Par exemple, il leur a fallu 31 jours pour rebondir lors de la guerre du Vietnam, et seulement neuf lors la crise des missiles cubains. En comparaison, les marchés ont pris 822 jours à se remettre de la Seconde Guerre mondiale.
Les experts ont répertorié une dizaine de conflits majeurs depuis 1914.
« Les perturbations géopolitiques ont des répercussions généralement assez brèves sur les bourses, donc il n’y a pas lieu de paniquer », a soutenu Jean-René Ouellet, qui préconise la patience et la retenue.
Surtout que le conflit russo-ukrainien demeure pour le moment « circonscrit » à cette région du monde, selon lui.
« Les marchés — et c’est là où c’est un peu gênant — vont regarder devant. (…) On va rester en expansion économique, pas de dérapages. Il n’y a pas tant de changements que ça. »
Les probabilités que la situation dégénère en guerre nucléaire restent faibles, souligne pour sa part Michel Doucet, vice-président, stratège d’investissement et gestionnaire discrétionnaire chez Desjardins.
« Le message est clair: les États-Unis et l’OTAN n’entreront pas en Ukraine. Guerre mondiale: faible probabilité. Récession mondiale: faible probabilité », résume-t-il.
Pour réconforter davantage l’investisseur inquiet, il indique qu’à 0 % depuis le début de l’année, la Bourse de Toronto (TSX) est loin de sa moyenne intra-année de recul. Tout comme le S&P 500.
Miser sur un portefeuille équilibré
Malgré tout, des clients ont rapporté à M. Doucet être « nerveux de ce que je vois ». Il attribue cette nervosité au fait qu’en 2022, il est possible de suivre l’invasion russe en Ukraine « en temps réel ».
« Il faut revenir à la base, insiste-t-il. Je bâtis un portefeuille qui est mon miroir, et je ne laisse jamais les émotions prendre le dessus. (…) L’argent, c’est géré froidement. »
« Reste dans ton profil d’investissement, conséquent à ta politique de placement », ajoute-t-il, tandis que Jean-René Ouellet prévient contre le danger de vendre « dans la panique » et causer des « dommages permanents à son patrimoine ».
« D’avoir des valeurs refuges dans son portefeuille, c’est correct. De n’avoir que ça, ce n’est pas un bon comportement d’investisseur », a rappelé Jean-René Ouellet.
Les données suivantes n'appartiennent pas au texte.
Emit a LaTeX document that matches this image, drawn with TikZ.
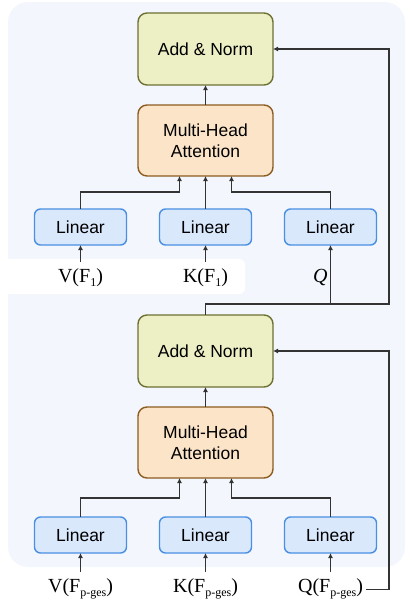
\documentclass[tikz,border=0pt]{standalone}
\usepackage{fontspec}
\setmainfont{Liberation Serif}
\setsansfont{Liberation Sans}
\usepackage{xcolor}
\usepackage{tikz}
\usetikzlibrary{positioning}
\usetikzlibrary{arrows.meta}

\definecolor{bgblue}{RGB}{243,246,252}
\definecolor{addfill}{RGB}{237,240,196}
\definecolor{adddraw}{RGB}{110,112,52}
\definecolor{mhafill}{RGB}{252,228,200}
\definecolor{mhadraw}{RGB}{140,92,34}
\definecolor{linfill}{RGB}{218,232,252}
\definecolor{lindraw}{RGB}{74,144,226}
\definecolor{wire}{RGB}{51,51,51}

\newcommand{\lowsub}[1]{\raisebox{-4pt}{\fontsize{12}{12}\selectfont #1}}

\begin{document}
\begin{tikzpicture}[x=1pt,y=1pt,
        block/.style={rounded corners=9pt,line width=1.4pt,align=center,
            font=\sffamily\fontsize{17.5}{21}\selectfont,inner sep=0pt,outer sep=0pt},
        addnorm/.style={block,fill=addfill,draw=adddraw,minimum width=135pt,minimum height=72pt},
        mha/.style={block,fill=mhafill,draw=mhadraw,minimum width=135pt,minimum height=71pt},
        linbox/.style={block,rounded corners=6pt,fill=linfill,draw=lindraw,minimum width=92pt,minimum height=36pt},
        inlabel/.style={font=\fontsize{20}{22}\selectfont,inner xsep=2pt,inner ysep=7pt,outer sep=0pt},
        conn/.style={draw=wire,line width=1.3pt,-{Latex[length=5pt,width=5pt]}}]
        \useasboundingbox (0,0) rectangle (415,-606);
        \fill[bgblue,rounded corners=20pt] (8,-2) rectangle (405,-567);
        \fill[white,rounded corners=6pt] (-6,-259) rectangle (245,-294);

        \node[addnorm] at (205.5,-49) (add1) {Add \& Norm};
        \node[mha,below=20pt of add1] (mha1) {Multi-Head\\Attention};
        \node[linbox,below=33pt of mha1] (linK1) {Linear};
        \node[linbox,left=33pt of linK1] (linV1) {Linear};
        \node[linbox,right=33pt of linK1] (linQ1) {Linear};

        \node[inlabel,below=17pt of linV1,anchor=north] (vin1) {V(F\lowsub{1})};
        \node[inlabel,below=17pt of linK1,anchor=north] (kin1) {K(F\lowsub{1})};
        \node[inlabel,anchor=north east,inner xsep=1pt] at ([xshift=-2pt,yshift=-17pt]linQ1.south) (qin1) {\textit{Q}};

        \node[addnorm,below=70pt of linK1] (add2) {Add \& Norm};
        \node[mha,below=20pt of add2] (mha2) {Multi-Head\\Attention};
        \node[linbox,below=39pt of mha2] (linK2) {Linear};
        \node[linbox,left=33pt of linK2] (linV2) {Linear};
        \node[linbox,right=33pt of linK2] (linQ2) {Linear};

        \node[inlabel,below=19pt of linV2,anchor=north] (vin2) {V(F\lowsub{p-ges})};
        \node[inlabel,below=19pt of linK2,anchor=north] (kin2) {K(F\lowsub{p-ges})};
        \node[inlabel,below=19pt of linQ2,anchor=north,inner xsep=3pt] (qin2) {Q(F\lowsub{p-ges})};

        \coordinate (tap) at ([yshift=11pt]add2.north);
        \coordinate (rail1) at ([xshift=116pt]add1.east);
        \coordinate (rail2) at ([xshift=116pt]add2.east);

        \draw[conn] (mha1) -- (add1);
        \draw[conn] (linK1) -- (mha1);
        \draw[conn] (linV1.north) -- ++(0,17) -| ([xshift=-26pt]mha1.south);
        \draw[conn] (linQ1.north) -- ++(0,17) -| ([xshift=26pt]mha1.south);
        \draw[conn] (vin1.north) -- (linV1.south);
        \draw[conn] (kin1.north) -- (linK1.south);

        \draw[conn] (add2.north) -- (tap) -| (linQ1.south);
        \draw[conn] (tap) -| (rail1) -- (add1.east);

        \draw[conn] (mha2) -- (add2);
        \draw[conn] (linK2) -- (mha2);
        \draw[conn] (linV2.north) -- ++(0,19) -| ([xshift=-26pt]mha2.south);
        \draw[conn] (linQ2.north) -- ++(0,19) -| ([xshift=26pt]mha2.south);
        \draw[conn] (vin2.north) -- (linV2.south);
        \draw[conn] (kin2.north) -- (linK2.south);
        \draw[conn] (qin2.north) -- (linQ2.south);
        \draw[conn] (qin2.east) -| (rail2) -- (add2.east);
\end{tikzpicture}
\end{document}
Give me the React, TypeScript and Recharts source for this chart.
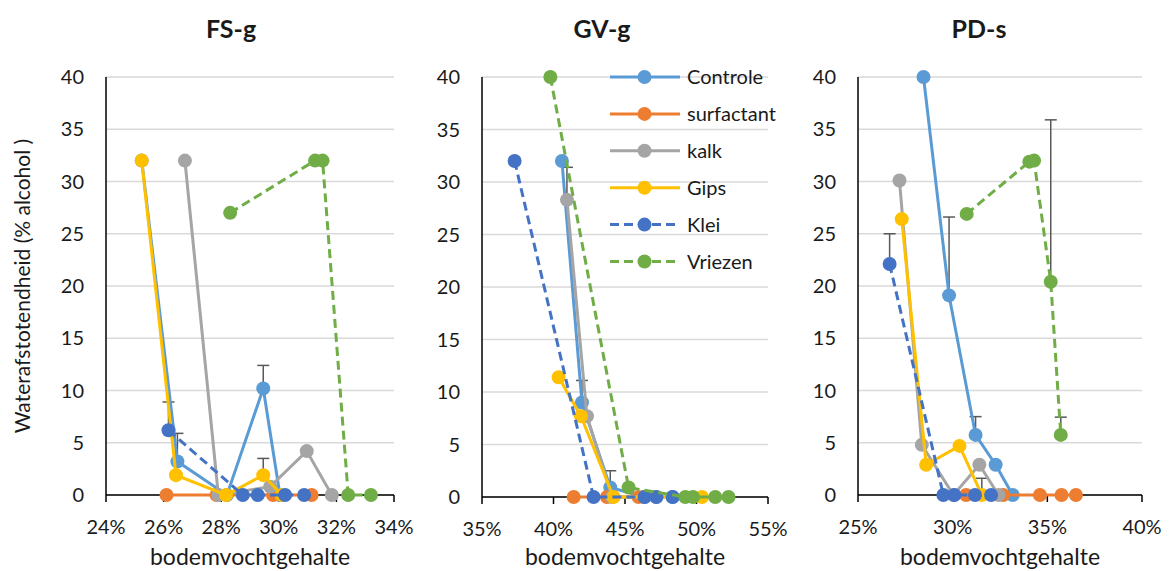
import { ScatterChart, Scatter, XAxis, YAxis, CartesianGrid, Legend } from 'recharts';

// [x (% moisture), y (% alcohol), optional + error]
type Pt = [number, number, number?];

const SERIES = ['Controle', 'surfactant', 'kalk', 'Gips', 'Klei', 'Vriezen'];
const COLORS = ['#5B9BD5', '#ED7D31', '#A5A5A5', '#FFC000', '#4472C4', '#70AD47'];
const DASHED = [false, false, false, false, true, true];

const Y_TICKS = [0, 5, 10, 15, 20, 25, 30, 35, 40];

// FS-g
const FS_TICKS = [24, 26, 28, 30, 32, 34];
const fsControle: Pt[] = [[25.24, 32], [26.48, 3.2, 2.7], [28.2, 0], [29.46, 10.2, 2.2], [30.04, 0]];
const fsSurfactant: Pt[] = [[26.1, 0], [27.84, 0], [29.8, 0], [31.14, 0]];
const fsKalk: Pt[] = [[26.74, 32], [27.9, 0], [29.7, 0.8], [30.97, 4.2], [31.84, 0]];
const fsGips: Pt[] = [[25.24, 32], [26.43, 1.9], [28.17, 0], [29.46, 1.9, 1.6], [30.1, 0]];
const fsKlei: Pt[] = [[26.17, 6.2, 2.7], [28.75, 0], [29.27, 0], [30.22, 0], [30.88, 0]];
const fsVriezen: Pt[] = [[28.31, 27], [31.26, 32], [31.52, 32], [32.41, 0], [33.2, 0]];

// GV-g
const GV_TICKS = [35, 40, 45, 50, 55];
const gvControle: Pt[] = [[40.59, 32], [41.99, 9.0, 2.1], [43.97, 0.9, 1.6], [46.37, 0], [48.33, 0]];
const gvSurfactant: Pt[] = [[41.41, 0], [43.74, 0], [45.95, 0]];
const gvKalk: Pt[] = [[40.94, 28.3, 3.1], [42.34, 7.7], [44.1, 0], [47.19, 0]];
const gvGips: Pt[] = [[40.36, 11.4], [41.92, 7.7], [44.2, 0], [50.38, 0]];
const gvKlei: Pt[] = [[37.28, 32], [42.8, 0], [46.37, 0], [47.19, 0], [48.33, 0]];
const gvVriezen: Pt[] = [[39.78, 40], [45.25, 0.9], [49.22, 0], [49.76, 0], [51.31, 0], [52.24, 0]];

// PD-s
const PD_TICKS = [25, 30, 35, 40];
const pdControle: Pt[] = [[28.46, 40], [29.81, 19.1, 7.5], [31.21, 5.75, 1.75], [32.27, 2.9], [33.17, 0]];
const pdSurfactant: Pt[] = [[30.71, 0], [32.67, 0], [34.61, 0], [35.75, 0], [36.51, 0]];
const pdKalk: Pt[] = [[27.19, 30.1], [28.37, 4.8], [30.04, 0], [31.41, 2.9], [32.42, 0]];
const pdGips: Pt[] = [[27.31, 26.4], [28.6, 2.9], [30.36, 4.7], [31.54, 0, 1.6]];
const pdKlei: Pt[] = [[26.67, 22.1, 2.9], [29.51, 0], [30.09, 0], [31.18, 0], [32.03, 0]];
const pdVriezen: Pt[] = [[30.74, 26.9], [34.05, 31.9], [34.3, 32], [35.18, 20.4, 15.5], [35.71, 5.75, 1.7]];

const TEXT = '#1a1a1a';
const ERR = '#595959';
const FONT = 'Lato, "Noto Sans", sans-serif';

const toRows = (pts: Pt[]) => pts.map(([x, y]) => ({ x, y }));

// one little two-point series per plus-only error bar: from the value up to value + error
const errorSegments = (series: Pt[][]) =>
  series.flatMap((pts) =>
    pts
      .filter((p) => p[2] !== undefined)
      .map(([x, y, e]) => [
        { x, y, cap: false },
        { x, y: y + (e as number), cap: true },
      ])
  );

const dash = (i: number) => (DASHED[i] ? '9 5' : undefined);

function YTitle() {
  return (
    <text
      x={0}
      y={0}
      transform="translate(30,286) rotate(-90)"
      textAnchor="middle"
      fontSize={21}
      fill={TEXT}
    >
      Waterafstotendheid (% alcohol )
    </text>
  );
}

function LegendBox() {
  return (
    <svg width={185} height={205} style={{ overflow: 'visible' }}>
      {SERIES.map((name, i) => {
        const cy = 8 + i * 36.9;
        return (
          <g key={name}>
            <line x1={0} x2={70} y1={cy} y2={cy} stroke={COLORS[i]} strokeWidth={3} strokeDasharray={dash(i)} />
            <circle cx={34.5} cy={cy} r={7} fill={COLORS[i]} />
            <text x={77} y={cy} dy="0.36em" fontSize={20} fill={TEXT}>{name}</text>
          </g>
        );
      })}
    </svg>
  );
}

type PanelProps = {
  title: string;
  titleX: number;
  left: number;
  width: number;
  yWidth: number;
  right: number;
  xHeight: number;
  domain: [number, number];
  ticks: number[];
  series: Pt[][];
  legend?: boolean;
  yTitle?: boolean;
};

function Panel({ title, titleX, left, width, yWidth, right, xHeight, domain, ticks, series, legend, yTitle }: PanelProps) {
  return (
    <>
      <div
        style={{
          position: 'absolute', left: titleX - 60, top: 13, width: 120, height: 30,
          lineHeight: '30px', textAlign: 'center', fontWeight: 700, fontSize: 25, color: TEXT,
        }}
      >
        {title}
      </div>
      <div style={{ position: 'absolute', left, top: 0 }}>
        <ScatterChart width={width} height={571} margin={{ top: 77, right, bottom: 0, left: 0 }}>
          <CartesianGrid horizontal vertical={false} stroke="#D9D9D9" strokeWidth={1.5} />
          <XAxis
            type="number"
            dataKey="x"
            domain={domain}
            ticks={ticks}
            interval={0}
            height={xHeight}
            tickFormatter={(v) => `${v}%`}
            tick={{ fill: TEXT, fontSize: 20 }}
            tickSize={7}
            tickMargin={18}
            tickLine={{ stroke: '#000', strokeWidth: 1.5 }}
            axisLine={{ stroke: '#000', strokeWidth: 1.5 }}
            label={{ value: 'bodemvochtgehalte', position: 'insideBottom', offset: 6, fontSize: 23, fill: TEXT }}
          />
          <YAxis
            type="number"
            dataKey="y"
            domain={[0, 40]}
            ticks={Y_TICKS}
            interval={0}
            width={yWidth}
            tick={{ fill: TEXT, fontSize: 20 }}
            tickLine={false}
            tickSize={0}
            tickMargin={22}
            axisLine={{ stroke: '#000', strokeWidth: 1.5 }}
            label={yTitle ? <YTitle /> : undefined}
          />
          {/* error bars first, so the markers cover their lower ends */}
          {errorSegments(series).map((seg, k) => (
            <Scatter
              key={`err-${k}`}
              data={seg}
              fill={ERR}
              legendType="none"
              isAnimationActive={false}
              line={{ stroke: ERR, strokeWidth: 1.5 }}
              lineType="joint"
              shape={(p: any) =>
                p.payload.cap ? (
                  <line x1={p.cx - 6} x2={p.cx + 6} y1={p.cy} y2={p.cy} stroke={ERR} strokeWidth={1.5} />
                ) : (
                  <g />
                )
              }
            />
          ))}
          {series.map((pts, i) => (
            <Scatter
              key={SERIES[i]}
              name={SERIES[i]}
              data={toRows(pts)}
              fill={COLORS[i]}
              isAnimationActive={false}
              line={{ stroke: COLORS[i], strokeWidth: 3, strokeDasharray: dash(i) }}
              lineType="joint"
              shape={(p: any) => <circle cx={p.cx} cy={p.cy} r={7} fill={COLORS[i]} />}
            />
          ))}
          {legend && (
            <Legend
              layout="vertical"
              align="center"
              verticalAlign="middle"
              wrapperStyle={{ left: 205, top: 69, width: 185, height: 205 }}
              content={() => <LegendBox />}
            />
          )}
        </ScatterChart>
      </div>
    </>
  );
}

export default function App() {
  return (
    <div
      style={{
        position: 'absolute', left: 0, top: 0, width: 1169, height: 571,
        background: '#fff', fontFamily: FONT, overflow: 'hidden',
      }}
    >
      <style>{'.recharts-surface { overflow: visible; }'}</style>
      <Panel
        title="FS-g" titleX={231} left={0} width={405} yWidth={106} right={11} xHeight={76}
        domain={[24, 34]} ticks={FS_TICKS} yTitle
        series={[fsControle, fsSurfactant, fsKalk, fsGips, fsKlei, fsVriezen]}
      />
      <Panel
        title="GV-g" titleX={602} left={405} width={375} yWidth={77} right={12} xHeight={74}
        domain={[35, 55]} ticks={GV_TICKS} legend
        series={[gvControle, gvSurfactant, gvKalk, gvGips, gvKlei, gvVriezen]}
      />
      <Panel
        title="PD-s" titleX={979} left={780} width={389} yWidth={78} right={27} xHeight={76}
        domain={[25, 40]} ticks={PD_TICKS}
        series={[pdControle, pdSurfactant, pdKalk, pdGips, pdKlei, pdVriezen]}
      />
    </div>
  );
}
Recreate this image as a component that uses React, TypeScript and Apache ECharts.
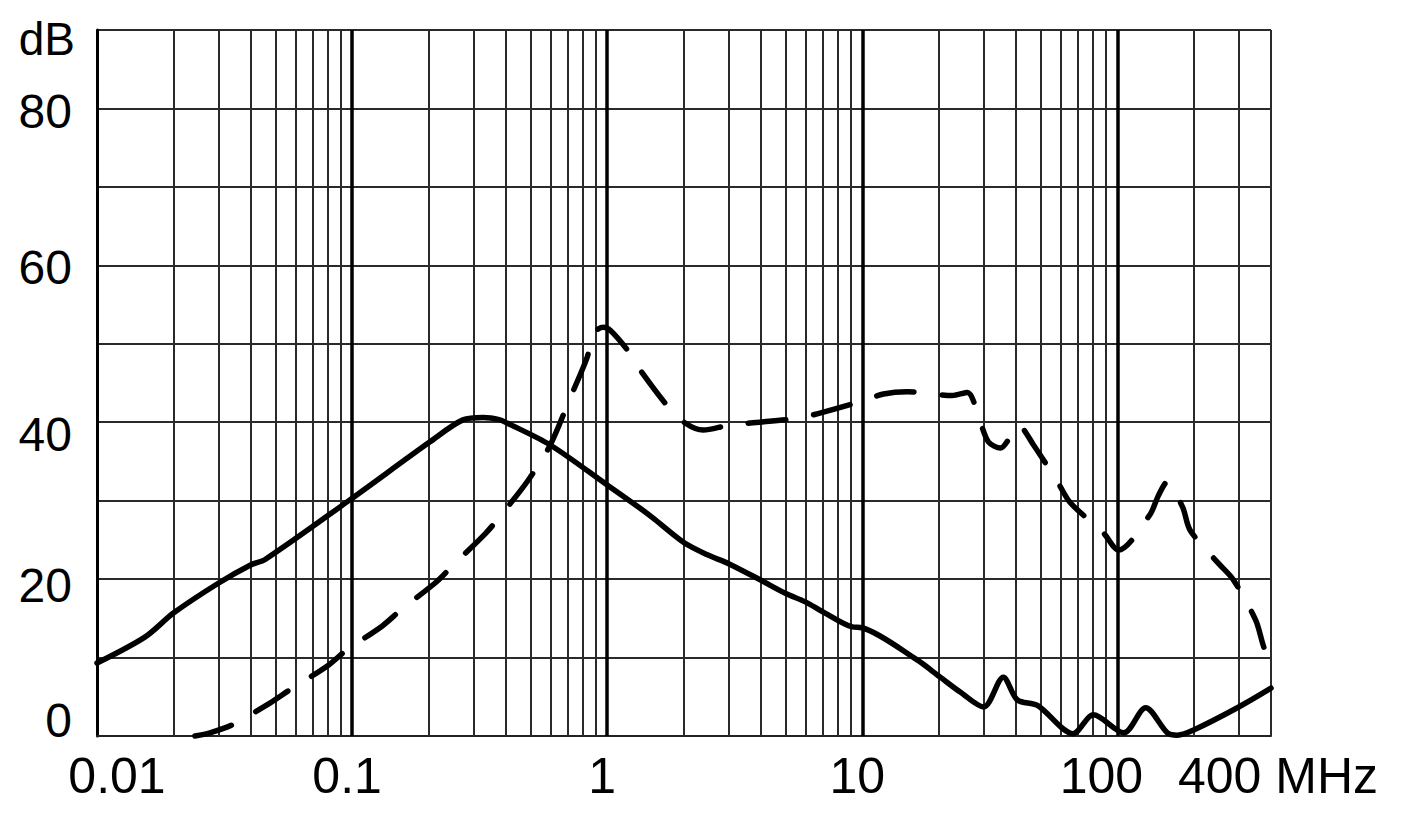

Il faut absolument distinguer « ce qu’on voit à la télévision, qui est horrible », de l’état de l’économie et des marchés, ajoute Louis Lajoie, stratège en investissement principal et gestionnaire de portefeuille à la Banque Nationale.
« Pour nous, c’est de garder le cap. Concrètement, on est encore assez optimistes au niveau des marchés boursiers pour la suite. (…) On n’a pas changé notre stratégie », affirme-t-il en entrevue.
Tout comme ses pairs, Louis Lajoie recommande d’avoir un portefeuille diversifié, dont une partie sera toujours « bien positionnée », quitte à faire des ajustements à la marge, au besoin.